A 50-minute first inning put the recent study of cold pitchers to the test. Erik Johnson passed. Liam Hendriks? Not so much.
Johnson needed 31 pitches to get through the first inning. He's partially to blame, starting the inning with an eight-pitch walk and a few more deep counts after that. Thornton Luck followed him into his third start as well, as Gordon Beckham double-clutched on a double-play ball and threw it away. Johnson struck out Josh Willingham to escape the inning unscored upon, turning it over to Hendriks.
Hendriks started his inning by getting Alejandro De Aza to ground weakly to first. Chris Parmalee bobbled it and couldn't recover in time for the flip, allowing De Aza to reach on an infield "single."
That was the first of six singles on the inning. Combine it with two walks, and the Sox piranha'd Hendriks for seven runs in just two-thirds of an inning. Ron Gardenhire called on Michael Tonkin to record the last out, and he allowed a two-run single to Alexei Ramirez before ending a disastrous first frame. At least for the Twins. The Sox must have enjoyed it, since it was the first time they'd held a lead in 54 innings.

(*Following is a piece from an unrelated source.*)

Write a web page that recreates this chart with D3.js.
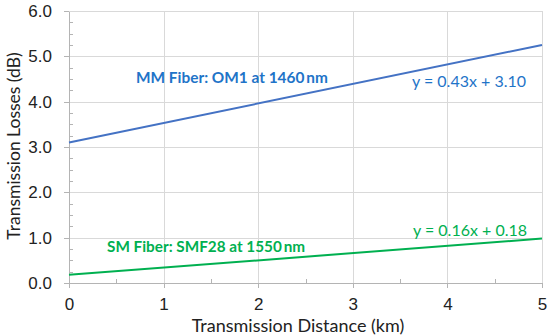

Seven runs of support put the onus on Johnson to avoid nibbling. He stepped up and challenged the Twins into three hard-hit outs on 13 pitches. That put his evening back on track, and he ended up completing six shutout innings on 112 pitches. He allowed just four singles, two walks and a hit batsman while striking out eight -- the final one coming with the bases loaded to close out the sixth, and his evening. The effort was plenty for his first career victory.
The offense kept piling on nevertheless. Adam Dunn and Dayan Viciedo took Cole De Vries deep on back-to-back solo shots in the fourth. Jordan Danks, who hit a double off the padding on the right-center wall for the closest non-homer you can hit at the Cell, hit a DUDNMOOOOO two-run homer in the sixth.
Alexei Ramirez tacked on the final run with a solo shot to center(!) to give the Sox a season-high in runs scored with 12. It was only their second four-homer game, and the first since the ... second game of the season.
Daniel Webb saw the shutout spoiled on his watch, allowing a run on a single in the eighth inning on a broken-bat single.